Elvis Costello fans might be equally indignant about Painted From Memory, his collaboration with Burt Bacharach that has Angie Dickinson and the rest of the Riunite-on-ice swinger set all a-twitter. Elvis! What are you doing hanging around with that bum? He'll never amount to anything!
Across 20 years, Costello's biggest talent has been taking pop music and stretching it in every direction. He's packed his songs with an uncommon intelligence and the kinds of passions — bitterness, vanity, and political outrage, to name three of his favorites — that pop music never dealt with before Bob Dylan, and has rarely troubled with since. So why team with Bacharach, a composer whose cloying melodies have insinuated themselves into our collective consciousness like root rot? Worse still, the biggest weakness of Memory's songs is their lack of the catchy, commercial-jingle hooks that Bacharach's famous for. The symphonic melodies don't stick and only serve to recall "Do You Know the Way to San Jose," burning that song into the listener's brain like a satanic mantra.

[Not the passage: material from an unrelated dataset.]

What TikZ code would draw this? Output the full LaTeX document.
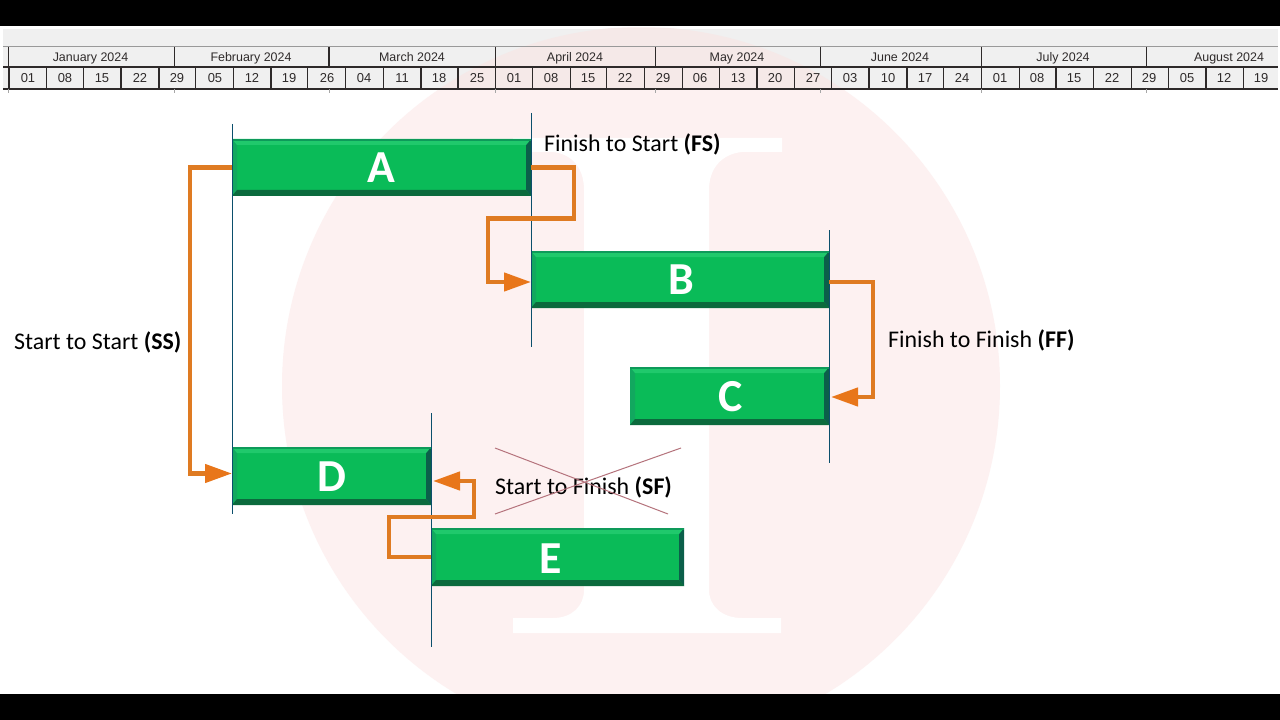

What is salvageable on Painted From Memory amounts to one lovely track, "God Give Me Strength," already available on the soundtrack to Grace of My Heart. It's true that Costello's voice, once a pinched, nasty little whine, has matured into a formidable instrument of power and persuasion. His always-gorgeous vibrato has been made even more effective by an expanded vocal range, while a more confident singing style takes Elvis into areas of emotional vulnerability that the angry young Britpunk would never have attempted. But it's not a voice that plays well against fluegelhorn, syrupy strings, cheesy "Say a Little Prayer" background vocals, or any of the other gruesomely baroque touches that Bacharach provides.
If Costello's going to insist on collaborating, he might try hooking up with someone like Lou Reed or Paul Westerberg, punk orphans who've struggled mightily to use the limitations of rock music to approach adult themes, but who've also stayed faithful to the form. Now that's what friends are for.